Equitable Principles and Unjust Enrichment

The court further invoked equitable principles to support its decision, particularly the doctrine of unjust enrichment. It reasoned that allowing Stuber to benefit from the goodwill associated with the shop location without compensating Baldwin would result in an unjust outcome. The principle of unjust enrichment holds that a party should not be allowed to retain a benefit obtained at the expense of another without providing compensation. In this case, Stuber's actions—entering into a new lease and backing out of the sale—demonstrated an inequitable advantage over Baldwin, who had already removed his property from the salon. The court concluded that, given the circumstances, it was appropriate to afford Baldwin a remedy for the loss he suffered as a result of Stuber's actions, thus ensuring that equity was served.

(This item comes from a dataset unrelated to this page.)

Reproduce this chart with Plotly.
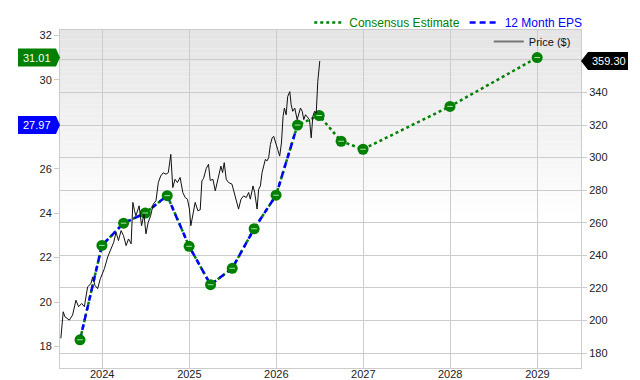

Implications of the Court's Findings

The Supreme Court's findings underscored the importance of clearly delineating the terms of sale in business transactions, particularly regarding intangible assets like goodwill. By ruling that goodwill generally passes with the sale of a business unless specifically excluded, the court established a precedent that could influence future sales agreements. This ruling served as a reminder for sellers to explicitly state what is included in a sale to avoid ambiguity and potential disputes. Additionally, the court highlighted that the implied transfer of goodwill can occur even in the absence of explicit mention within a contract, reinforcing the idea that courts may consider the broader context of a business transaction when evaluating the intentions of the parties involved. This case illustrated the necessity for both parties to be aware of the implications of their agreements and the value that intangible assets can hold in business operations.

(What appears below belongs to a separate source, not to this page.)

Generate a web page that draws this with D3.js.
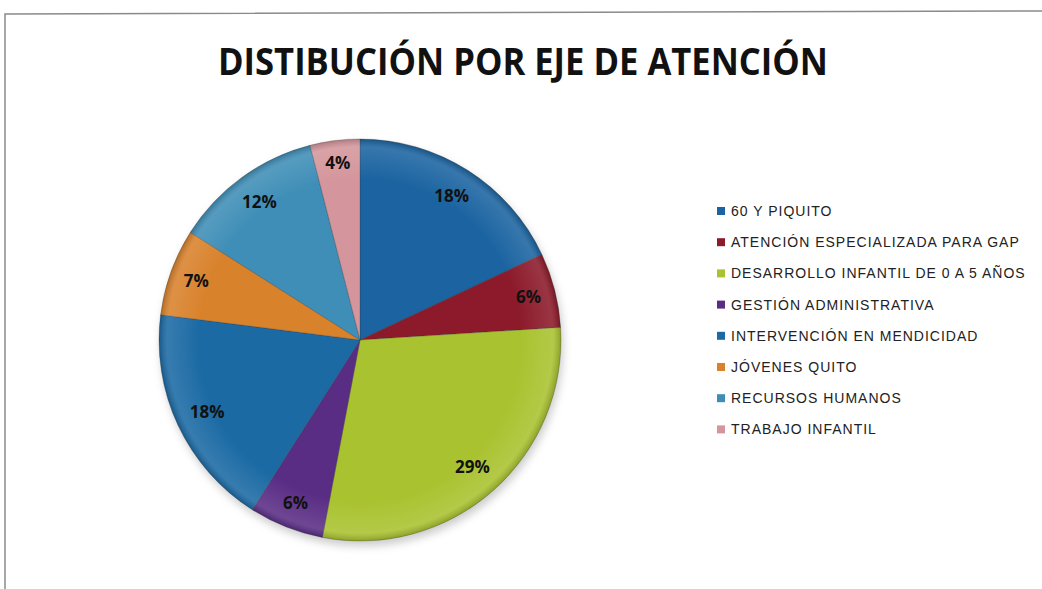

Remand for Determination of Goodwill Value

Ultimately, the Supreme Court vacated the judgment of the District Court and remanded the case for a determination of the reasonable value of the goodwill associated with the barber shop location. This remand allowed the lower court to assess the extent of the goodwill that Baldwin had lost as a result of the transaction. The court directed that the evaluation should take into account the existing customer base that Stuber inherited and the overall value that the location contributed to the business. By remanding the case, the Supreme Court aimed to ensure that Baldwin received fair compensation for the intangible asset that had transferred to Stuber despite the shortcomings of the original agreement. This decision reinforced the court's commitment to equity in resolving disputes arising from commercial transactions, particularly those involving the sale of businesses where goodwill is a significant factor.